#### [Required task]
Print all the data, keeping every line exactly as it is.

************

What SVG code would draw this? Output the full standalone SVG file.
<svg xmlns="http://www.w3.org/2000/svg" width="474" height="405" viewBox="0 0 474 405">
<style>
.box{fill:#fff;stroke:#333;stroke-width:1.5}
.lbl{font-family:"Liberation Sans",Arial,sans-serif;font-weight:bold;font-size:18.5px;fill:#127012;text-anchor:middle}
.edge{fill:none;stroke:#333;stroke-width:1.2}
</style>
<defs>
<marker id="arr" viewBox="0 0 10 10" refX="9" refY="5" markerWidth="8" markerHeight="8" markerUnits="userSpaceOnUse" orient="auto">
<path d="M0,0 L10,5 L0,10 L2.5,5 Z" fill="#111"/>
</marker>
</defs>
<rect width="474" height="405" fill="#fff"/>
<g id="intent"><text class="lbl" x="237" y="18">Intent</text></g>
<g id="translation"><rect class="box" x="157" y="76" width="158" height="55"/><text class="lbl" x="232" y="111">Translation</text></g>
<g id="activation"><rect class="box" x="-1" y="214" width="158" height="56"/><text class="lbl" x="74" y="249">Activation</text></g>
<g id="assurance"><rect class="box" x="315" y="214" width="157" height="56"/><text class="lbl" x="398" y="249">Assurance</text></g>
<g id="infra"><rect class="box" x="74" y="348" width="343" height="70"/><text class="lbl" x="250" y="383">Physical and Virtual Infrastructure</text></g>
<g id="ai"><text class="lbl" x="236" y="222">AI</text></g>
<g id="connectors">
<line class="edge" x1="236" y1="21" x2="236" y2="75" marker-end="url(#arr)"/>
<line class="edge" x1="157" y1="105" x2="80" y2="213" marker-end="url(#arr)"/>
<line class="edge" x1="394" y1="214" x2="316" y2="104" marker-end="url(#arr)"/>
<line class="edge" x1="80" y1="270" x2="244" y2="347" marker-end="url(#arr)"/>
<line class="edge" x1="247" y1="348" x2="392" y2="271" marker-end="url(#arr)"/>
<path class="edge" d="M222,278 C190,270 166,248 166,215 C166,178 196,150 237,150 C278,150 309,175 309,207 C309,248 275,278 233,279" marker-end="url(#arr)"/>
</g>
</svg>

************

#### [Output below]
What SVG code would draw this? Output the full standalone SVG file.
<svg xmlns="http://www.w3.org/2000/svg" width="474" height="405" viewBox="0 0 474 405">
<style>
.box{fill:#fff;stroke:#333;stroke-width:1.5}
.lbl{font-family:"Liberation Sans",Arial,sans-serif;font-weight:bold;font-size:18.5px;fill:#127012;text-anchor:middle}
.edge{fill:none;stroke:#333;stroke-width:1.2}
</style>
<defs>
<marker id="arr" viewBox="0 0 10 10" refX="9" refY="5" markerWidth="8" markerHeight="8" markerUnits="userSpaceOnUse" orient="auto">
<path d="M0,0 L10,5 L0,10 L2.5,5 Z" fill="#111"/>
</marker>
</defs>
<rect width="474" height="405" fill="#fff"/>
<g id="intent"><text class="lbl" x="237" y="18">Intent</text></g>
<g id="translation"><rect class="box" x="157" y="76" width="158" height="55"/><text class="lbl" x="232" y="111">Translation</text></g>
<g id="activation"><rect class="box" x="-1" y="214" width="158" height="56"/><text class="lbl" x="74" y="249">Activation</text></g>
<g id="assurance"><rect class="box" x="315" y="214" width="157" height="56"/><text class="lbl" x="398" y="249">Assurance</text></g>
<g id="infra"><rect class="box" x="74" y="348" width="343" height="70"/><text class="lbl" x="250" y="383">Physical and Virtual Infrastructure</text></g>
<g id="ai"><text class="lbl" x="236" y="222">AI</text></g>
<g id="connectors">
<line class="edge" x1="236" y1="21" x2="236" y2="75" marker-end="url(#arr)"/>
<line class="edge" x1="157" y1="105" x2="80" y2="213" marker-end="url(#arr)"/>
<line class="edge" x1="394" y1="214" x2="316" y2="104" marker-end="url(#arr)"/>
<line class="edge" x1="80" y1="270" x2="244" y2="347" marker-end="url(#arr)"/>
<line class="edge" x1="247" y1="348" x2="392" y2="271" marker-end="url(#arr)"/>
<path class="edge" d="M222,278 C190,270 166,248 166,215 C166,178 196,150 237,150 C278,150 309,175 309,207 C309,248 275,278 233,279" marker-end="url(#arr)"/>
</g>
</svg>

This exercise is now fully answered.